Le substitut du procureur, Eric Iverson, a tenté mardi 22 août 2012 de contrer les propos de l’officier français, qui affirme que Jean-Pierre Bemba n’avait pas le contrôle sur les troupes du Mouvement pour la libération du Congo (MLC), envoyées en renfort au président Ange-Felix Patassé, menacé, en 2002 et 2003, par les rebelles de François Bozizé.
L’audition de l’expert Jacques Seara, premier témoin appelé par la défense de Jean-Pierre Bemba, se poursuivait ainsi devant la Cour pénale internationale (CPI) avec le contre-interrogatoire du procureur.

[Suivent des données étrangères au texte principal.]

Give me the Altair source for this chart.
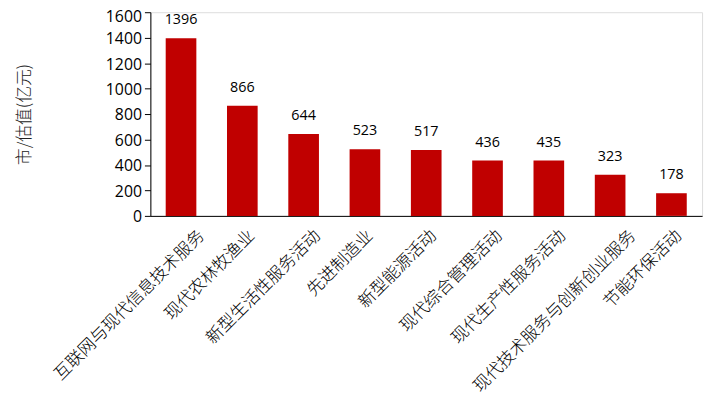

Les combattants de l’Armée de libération du Congo (ALC, bras armé du MLC), envoyés en Centrafrique par l’accusé n’étaient « pas sous le commandement et le contrôle opérationnel de Monsieur Bemba, mais aux ordres des autorités centrafricaines », a de nouveau asséné le témoin, ajoutant qu’il « était normal qu’ils fassent des rapports quotidiens » à Gbadolite, QG de Jean-Pierre Bemba en République démocratique du Congo (RDC), puisqu’ils conservaient « néanmoins leur appartenance à l’ALC».
Lors de son interrogatoire, l’expert avait affirmé qu’il était impossible de commander une force à plusieurs milliers de kilomètres de distance. « Si on suit votre raisonnement, les commandants de l’Otan déployés à Bruxelles n’ont aucune possibilité de contrôle sur leurs troupes en Afghanistan ? », a demandé le procureur. « Vous parlez d’une guerre de 2012, qui n’a rien à voir avec la situation en République Centrafricaine où on est dans un conflit de fantassins », a rétorqué le témoin.
« Mais il [Jean-Pierre Bemba] avait des moyens, il avait un Turaya [téléphone satellitaire], le colonel Mustafa aussi. Alors pourquoi tirez-vous ces conclusions ? » a encore interrogé Eric Iverson. « Il n’était pas informé en temps réel et n’avait pas toutes les informations qu’il faut pour commander. A Gbadolite, il ne pouvait pas être au courant » de la position des forces, de la situation du terrain. « Le colonel Mustafa était sur le terrain, il possédait tous les éléments nécessaires à la prise de décision. C’est le colonel Mustafa qui commandait la force sur le terrain », a de nouveau répété le général Seara.
Le procureur s’est aussi étonné qu’il n’y ait eu aucun accord écrit, entre les forces centrafricaines et le MLC sur les « formalités d’engagement ». « Je n’ai vu aucune trace d’un document traitant de ce sujet », a signalé l’expert.
Le procès pour crimes contre l’humanité intenté contre Jean-Pierre Bemba a débuté en novembre 2010. La défense a commencé a présenté ses preuves le 14 août et dispose de huit mois pour appeler ses 63 témoins à la barre.